Но он служил искусству, а не стране или церкви. Фенечки, джинсы и овчинная жилетка были для него не маскарадом, а символами свободы.
После работы я встречалась с ним на Нижнем Манхэттене, и мы гуляли под желтым фильтрованным светом Ист-Виллидж, прохаживались мимо «Филмор-Ист»[28] и «Электрик серкус» — по местам нашей первой совместной прогулки.

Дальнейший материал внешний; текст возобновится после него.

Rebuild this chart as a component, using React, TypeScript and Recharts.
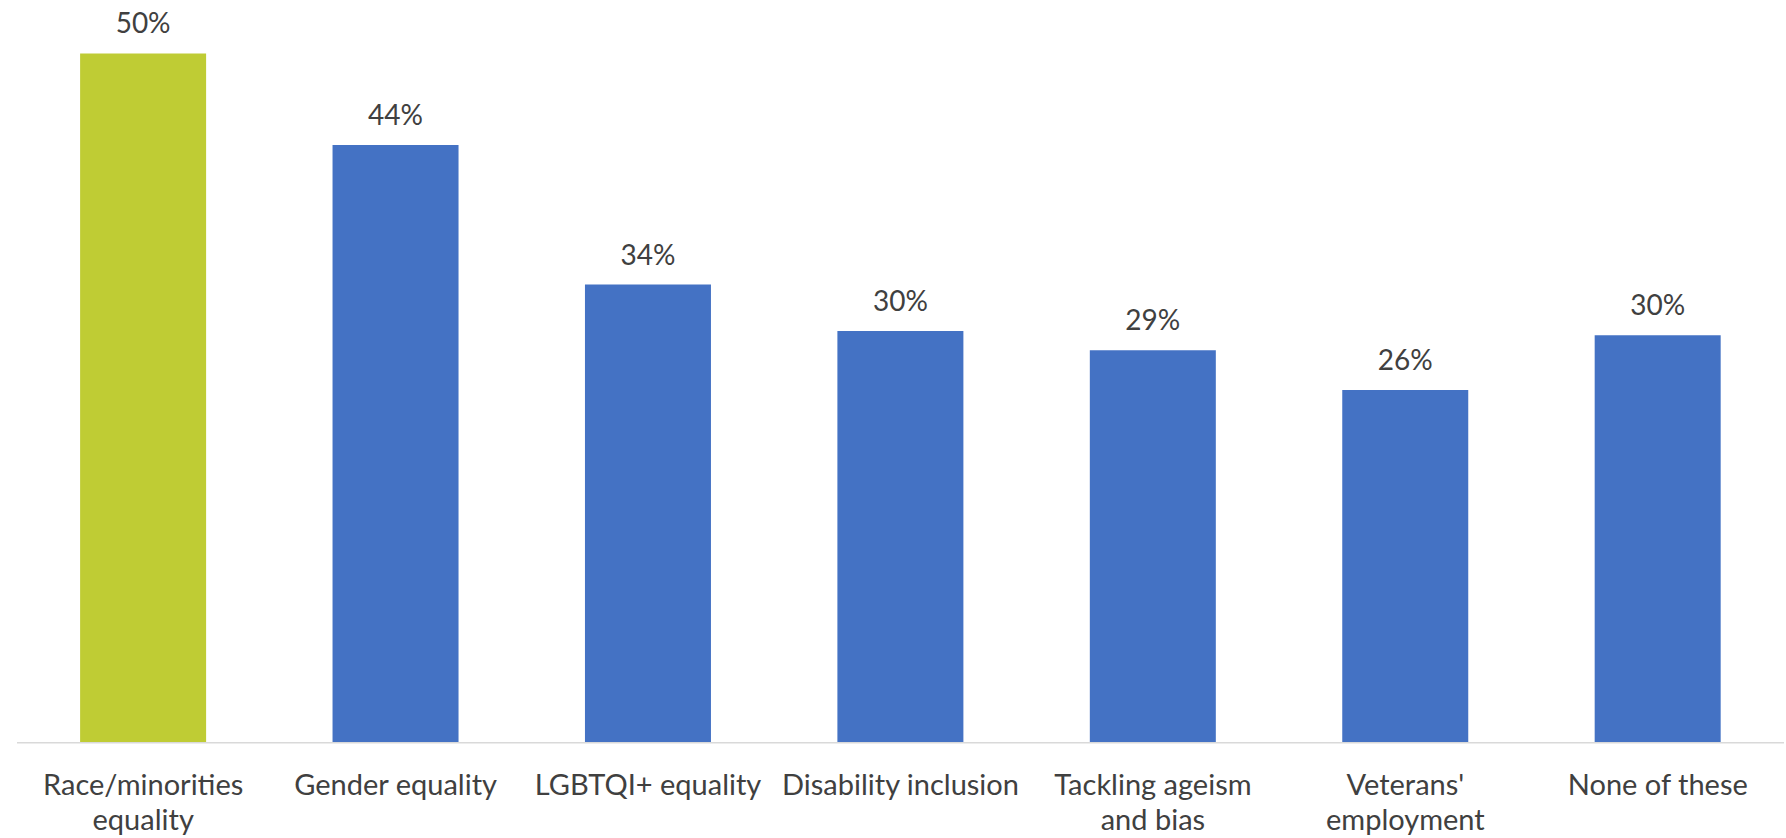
import React from "react";
import { BarChart, Bar, XAxis, YAxis, Cell, LabelList } from "recharts";

// Categories (line breaks as in the original chart)
const categories = [
  "Race/minorities\nequality",
  "Gender equality",
  "LGBTQI+ equality",
  "Disability inclusion",
  "Tackling ageism\nand bias",
  "Veterans'\nemployment",
  "None of these",
];

// Share of respondents, in percent
const values = [50.4, 43.7, 33.5, 30.1, 28.7, 25.8, 29.8];

const barColors = ["#BFCC34", "#4472C4", "#4472C4", "#4472C4", "#4472C4", "#4472C4", "#4472C4"];

const data = categories.map((name, i) => ({ name, value: values[i] }));

const FONT = "Lato, 'Open Sans', sans-serif";
const TEXT_COLOR = "#404040";

function WrappedTick(props: any) {
  const { x, y, payload } = props;
  const lines = String(payload.value).split("\n");
  return (
    <text x={x} y={y} textAnchor="middle" fill={TEXT_COLOR} fontSize={29} fontFamily={FONT}>
      {lines.map((line, i) => (
        <tspan key={i} x={x} dy={i === 0 ? 44 : 35}>
          {line}
        </tspan>
      ))}
    </text>
  );
}

export default function App() {
  return (
    <div style={{ position: "absolute", left: 0, top: 0, width: 1786, height: 838, background: "#fff" }}>
      <BarChart
        width={1786}
        height={838}
        data={data}
        barCategoryGap="25%"
        margin={{ top: 31.6, right: 2, bottom: 5, left: 17 }}
      >
        <XAxis
          dataKey="name"
          interval={0}
          height={90.3}
          tickLine={false}
          axisLine={{ stroke: "#D9D9D9", strokeWidth: 1.5 }}
          tick={<WrappedTick />}
        />
        <YAxis hide domain={[0, 52]} />
        <Bar dataKey="value" isAnimationActive={false}>
          {data.map((_, i) => (
            <Cell key={i} fill={barColors[i]} />
          ))}
          <LabelList
            dataKey="value"
            position="top"
            offset={20}
            formatter={(v: any) => `${Math.round(Number(v))}%`}
            style={{ fill: TEXT_COLOR, fontSize: 28, fontFamily: FONT }}
          />
        </Bar>
      </BarChart>
    </div>
  );
}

Как здорово было просто постоять у священных дверей «Бердленда», где витала благодать Колтрейна, или у «Файв спот» на Сент-Марк-плейс, где когда-то пела Билли Холи-дей, где Эрик Дольфи и Орнетт Коулмен, точно два живых молотка, разбили раковину, в которой джаз прятался от мира, впустили в нее вольный воздух.

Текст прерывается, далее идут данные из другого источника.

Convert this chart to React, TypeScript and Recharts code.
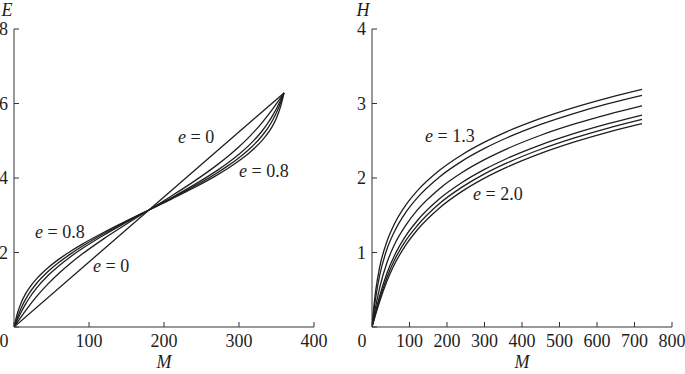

В клубы мы попасть не могли — не было денег. А вот в музеи иногда ходили. Поодиночке — два билета были для нас немыслимой роскошью. Я шла на выставку, смотрела и потом пересказывала все Роберту. Или он шел, смотрел и пересказывал мне.
Однажды мы отправились в Музей Уитни на Аппер-Ист-Сайд — он совсем недавно появился. Очередь была моя, и я неохотно переступила порог. Что там экспонировалось, я давно уже позабыла, зато отлично помню, как выглядывала в окно музея — оригинальное, в форме трапеции — и видела на той стороне улицы Роберта: он стоял и курил, прислонившись к счетчику на автостоянке.
Он дождался меня, а когда мы возвращались к метро, сказал:
— Однажды мы войдем туда вместе и работы там будут висеть наши.
Через несколько дней Роберт сделал мне сюрприз — впервые повел меня в кино. Кто-то из сослуживцев подарил ему две проходки на пресс-показ фильма Ричарда Лестера «Как я выиграл войну», где одну из главных ролей — солдата Грипвида — сыграл Леннон. Я восторженно смотрела на Леннона, но Роберт весь фильм проспал, уткнувшись в мое плечо. Его мало занимал кинематограф. Впрочем, любимый фильм у него был — «Великолепие в траве»[29].